A populous church is a healthy church? (Toby Cohen)

Toby CohenToby Cohen asks whether a populous church is a healthy church.

It is ironic that the fresh expressions movement is used by the church as a fig leaf when attendance figures again reveal declining involvement in 'traditional' forms of church. Fresh expressions would certainly appear to be the answer to the church's predicament, but only if it pays greater attention to the movement's witness.

For a journalist, the fresh expressions movement is both exciting and frustrating. It provides great feature pieces and quirky short news articles but seldom claims the headlines. As a decentralised entity, it does not announce schisms, pronounce on social ills, or denounce distant bishops. When it does register on the news radar, it is usually at the point it becomes tangible with the church body in such matters as debates about funding, underlying ideology, or the work of Bishop Graham Cray. This nature spares the movement from many of the headaches which dog the traditional church, but it also demonstrates what many regard as a highly authentic form of Christianity.

Evangelicals are usually keen to cast off the shackles of institutionalised forms of church in a bid to return to a faith they describe as more biblical. But there is one common habit which seems to be a remnant of the patriarchal established church. That is, to believe that a populous church is a healthy church.

It's hard to imagine a scenario where the number of people involved in church activities isn't of interest. But a church must be suspicious of itself when it simply looks at attendance figures and finds reason to be boastful or anxious. It is particularly dangerous for people who are part of a less well-attended church in one part of the world and want to associate themselves with large groups in another.

A church must be suspicious of itself when it simply looks at attendance figures and finds reason to be boastful or anxious

I remember a talk 18 months ago with The Economist editor John Micklethwait, co-author of God is Back, and Evangelical Alliance theologian Justin Thacker. It seemed they pictured God as a Victorian schoolboy parading his battalions, returning to us at the end of time to do a head count of the different people united by an arbitrary term. Yes, forms of Christianity are thriving in some developing parts of the world. So are intolerance and violence.

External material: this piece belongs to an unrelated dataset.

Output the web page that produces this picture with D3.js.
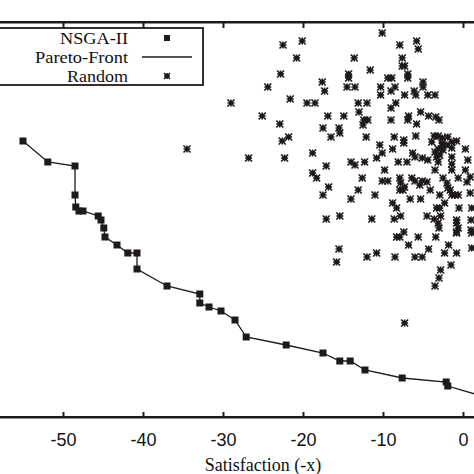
<!DOCTYPE html>
<html>
<head>
<meta charset="utf-8">
<script src="https://cdn.jsdelivr.net/npm/d3@7"></script>
<style>
  body { margin: 0; background: #fff; }
  svg { display: block; font-family: "Liberation Serif", "Times New Roman", serif; }
  .axis text { font-size: 18px; fill: #111; }
</style>
</head>
<body>
<div id="chart"></div>
<script>
// NSGA-II solutions (satisfaction -x, cost)
const nsgaPoints = [
  [-55, 55.2], [-51.9, 51], [-48.5, 50.2], [-48.5, 44.4], [-48.4, 42], [-48, 41.2],
  [-47.5, 41.2], [-45.6, 40.2], [-45.25, 39.4], [-44.9, 37.8], [-44.75, 36], [-43.25, 34.4],
  [-41.9, 32.8], [-40.75, 32.8], [-40.75, 29.6], [-37, 26.2], [-32.9, 24.6], [-32.9, 22.8],
  [-31.75, 22], [-30.25, 21.2], [-28.5, 19.4], [-27.1, 16], [-22.1, 14.4], [-17.5, 12.8],
  [-15.4, 11.2], [-14.1, 11.2], [-12.25, 9.4], [-7.6, 7.8], [-2.1, 7], [-1.9, 6.2], [1.9, 4.4]
];

// random solutions
const randomPoints = [
  [-10.1, 76.8], [-22.5, 74.4], [-20.1, 75.2], [-7.9, 74.4], [-5.8, 75.2], [-5.6, 73.6],
  [-20.8, 71.8], [-13.6, 71.8], [-7.6, 71.8], [-7.6, 70.2], [-7.3, 70.2], [-22.8, 68.6],
  [-11.6, 69.4], [-14.3, 68.6], [-14.3, 67.8], [-6.9, 68.6], [-6.9, 67.8], [-9.4, 67.8],
  [-8.9, 67.8], [-17.6, 67], [-24.4, 66], [-17.3, 65.2], [-14.5, 66], [-13.5, 66],
  [-10.3, 66], [-10.3, 64.4], [-9, 65.2], [-8.5, 66], [-5, 67], [-5, 66],
  [-6.1, 65.2], [-7.3, 64.4], [-5.9, 64.4], [-4.4, 64.4], [-3.5, 64.4], [-21.6, 63.6],
  [-29, 62.8], [-19.5, 62.8], [-18.5, 62.8], [-13.1, 62.8], [-12, 62.8], [-9, 61.8],
  [-8.4, 62.8], [-25.1, 60.2], [-16.9, 60.2], [-14.9, 60.2], [-13, 61], [-9, 59.4],
  [-6.8, 60.2], [-6.9, 59.4], [-5.3, 61], [-4.3, 60.2], [-3.4, 60], [-3, 59.4],
  [-22.9, 58.6], [-17.5, 57.8], [-15.5, 57.8], [-12.4, 59.4], [-12.5, 58.4], [-5.8, 58.6],
  [-11.9, 59.4], [-15.4, 56.8], [-16.5, 56], [-12.1, 56], [-10.4, 54.4], [-8.6, 56],
  [-7.4, 55.4], [-7.4, 54.8], [-5.9, 56.2], [-3.6, 56.2], [-3.1, 56.2], [-2.6, 55.8],
  [-1.9, 56], [-3.9, 55], [-2.6, 54.8], [-2, 54.4], [-1.4, 55], [-0.8, 55.2],
  [-22.6, 55.2], [-21.8, 56], [-26.8, 51.8], [-22.3, 51.8], [-34.5, 53.6], [-18.8, 52.8],
  [-14, 51], [-13.5, 50.4], [-12.3, 51], [-10.8, 51.8], [-10.1, 52.8], [-8.8, 53.6],
  [-6.3, 52.8], [-6, 52], [-5.1, 51.8], [-4.4, 51.4], [-3.5, 53], [-3.1, 53.6],
  [-2.6, 54.2], [-3.3, 52], [-2.9, 52.4], [-2.5, 53.4], [-1.4, 53.8], [0.3, 53.6],
  [-8.1, 51], [-7, 51], [-3.1, 51], [-1.4, 52], [-1.4, 50.6], [-17.1, 50.2],
  [-18.8, 48.8], [-18.3, 47.8], [-9.8, 49.4], [-3.5, 49.4], [-1.4, 49.4], [0.3, 49.4],
  [-12.6, 47.8], [-10.1, 47.2], [-9.4, 47.2], [-7.9, 47.8], [-7.8, 46.8], [-7.9, 45.4],
  [-7.5, 45.4], [-7.3, 46], [-6.4, 47.8], [-6, 47.2], [-5.1, 47.2], [-4.5, 47],
  [-5.4, 46.4], [-4.1, 45.4], [-2.5, 47.8], [-2, 46.8], [-1.9, 45.8], [-1.6, 45.4],
  [-1.4, 44.4], [-1, 44.4], [-0.6, 44.4], [-0.6, 47.8], [0.5, 47], [-2.9, 44.4],
  [0.9, 48], [-16.8, 46], [-17.5, 44.4], [-13.1, 45.4], [-14, 43.6], [-11, 44.4],
  [-6.6, 43.6], [-5.3, 43.6], [-8.8, 42.8], [-8.3, 41.8], [-3.3, 41.8], [-2.9, 41.8],
  [-2.3, 42.8], [-0.5, 41.8], [1.1, 41.8], [-17.1, 39.6], [-15.4, 40.2], [-11.4, 39.6],
  [-8.6, 39.6], [-7.8, 40.2], [-4.5, 40.2], [-3.6, 39.6], [-2.8, 40.2], [-3.1, 38.8],
  [-3, 37.8], [-0.8, 39.4], [-0.8, 38.8], [-0.6, 37.8], [-0.8, 37], [1, 39.4],
  [1, 37.4], [-8.3, 36], [-7.9, 36], [-7.4, 37], [-5.6, 36], [-3.4, 36],
  [-0.8, 36.8], [1.1, 36.8], [-6.8, 34.4], [-4.3, 33.6], [-1.8, 34.4], [1.1, 33.8],
  [-15.5, 33.6], [-15.8, 31], [-12, 32], [-10.8, 32.8], [-8.5, 32], [-6, 32],
  [-5.1, 32], [-2.3, 32.8], [-0.8, 32.8], [-1.5, 30.4], [-2.8, 29.4], [-3, 27.8],
  [-3.5, 26.2], [-7.3, 18.8], [0.9, 44.8], [0.6, 51.4]
];

const xTicks = [-50, -40, -30, -20, -10, 0];
const legendLabels = ["NSGA-II", "Pareto-Front", "Random"];
const xTitle = "Satisfaction (-x)";

const W = 474, H = 474;
const ink = "#1e1a1a";

const svg = d3.select("#chart").append("svg")
    .attr("width", W)
    .attr("height", H);

// scales (plot is cropped on the left and right)
const x = d3.scaleLinear().domain([-60, 3]).range([-17, 487]);
const y = d3.scaleLinear().domain([0, 79]).range([417, 22]);

// frame
svg.append("rect")
    .attr("x", x(-60)).attr("y", y(79))
    .attr("width", x(3) - x(-60)).attr("height", y(0) - y(79))
    .attr("fill", "none").attr("stroke", ink).attr("stroke-width", 2);

// bottom axis, ticks pointing inward, plain hyphen minus
const xAxis = d3.axisBottom(x).tickValues(xTicks).tickSizeInner(-5).tickSizeOuter(0)
    .tickPadding(16).tickFormat(d => String(d));
svg.append("g")
    .attr("class", "axis")
    .attr("transform", `translate(0,${y(0)})`)
    .call(xAxis)
    .call(g => g.select(".domain").attr("stroke", ink).attr("stroke-width", 2))
    .call(g => g.selectAll(".tick line").attr("stroke", ink).attr("stroke-width", 2));

// top mirror ticks
svg.append("g")
    .attr("class", "axis")
    .attr("transform", `translate(0,${y(79)})`)
    .call(d3.axisTop(x).tickValues(xTicks).tickSizeInner(-6).tickSizeOuter(0).tickFormat(""))
    .call(g => g.select(".domain").attr("stroke", ink).attr("stroke-width", 2))
    .call(g => g.selectAll(".tick line").attr("stroke", ink).attr("stroke-width", 2));

// axis title
svg.append("text")
    .attr("x", 263).attr("y", 471)
    .attr("text-anchor", "middle")
    .attr("font-size", 18).attr("fill", "#111")
    .text(xTitle);

// asterisk marker
function star(g, cx, cy, r) {
    g.append("path")
        .attr("d", `M${cx - r},${cy}H${cx + r}M${cx},${cy - r}V${cy + r}` +
                   `M${cx - r},${cy - r}L${cx + r},${cy + r}M${cx - r},${cy + r}L${cx + r},${cy - r}`)
        .attr("stroke", ink).attr("stroke-width", 1.6).attr("fill", "none");
    g.append("rect")
        .attr("x", cx - 2).attr("y", cy - 2).attr("width", 4).attr("height", 4)
        .attr("fill", ink);
}

// random points
const rnd = svg.append("g");
randomPoints.forEach(d => star(rnd, x(d[0]), y(d[1]), 3.5));

// pareto front line
svg.append("path")
    .datum(nsgaPoints)
    .attr("fill", "none")
    .attr("stroke", ink)
    .attr("stroke-width", 1.3)
    .attr("d", d3.line().x(d => x(d[0])).y(d => y(d[1])));

// NSGA-II squares
svg.append("g").selectAll("rect")
    .data(nsgaPoints)
    .join("rect")
    .attr("x", d => x(d[0]) - 3.5)
    .attr("y", d => y(d[1]) - 3.5)
    .attr("width", 7).attr("height", 7)
    .attr("fill", ink);

// legend (text is a bit wide in the original, so stretch it)
const leg = svg.append("g");
leg.append("rect")
    .attr("x", -10).attr("y", 28).attr("width", 213).attr("height", 57)
    .attr("fill", "#fff").attr("stroke", ink).attr("stroke-width", 1.8);
const rows = [38, 57, 76];
const legWidths = [68, 93, 61];
legendLabels.forEach((t, i) => {
    leg.append("text")
        .attr("x", 128).attr("y", rows[i] + 6)
        .attr("text-anchor", "end")
        .attr("font-size", 17).attr("fill", "#111")
        .attr("textLength", legWidths[i])
        .attr("lengthAdjust", "spacingAndGlyphs")
        .text(t);
});
leg.append("rect")
    .attr("x", 164).attr("y", rows[0] - 3).attr("width", 6).attr("height", 6)
    .attr("fill", ink);
leg.append("line")
    .attr("x1", 142).attr("x2", 192).attr("y1", rows[1]).attr("y2", rows[1])
    .attr("stroke", ink).attr("stroke-width", 1.3);
star(leg, 167, rows[2], 3);
</script>
</body>
</html>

Devotion to the mixed economy mantra is a noble characteristic in many fresh expressions people. But what gets so many of us excited is the fresh expressions attitude that it's what you're doing in the first instance that counts, not how many people you're doing it with. And not what you might do next. There is a relationship between those of course, but it seems the church would particularly benefit from adopting more of that fresh expressions ethos at this time.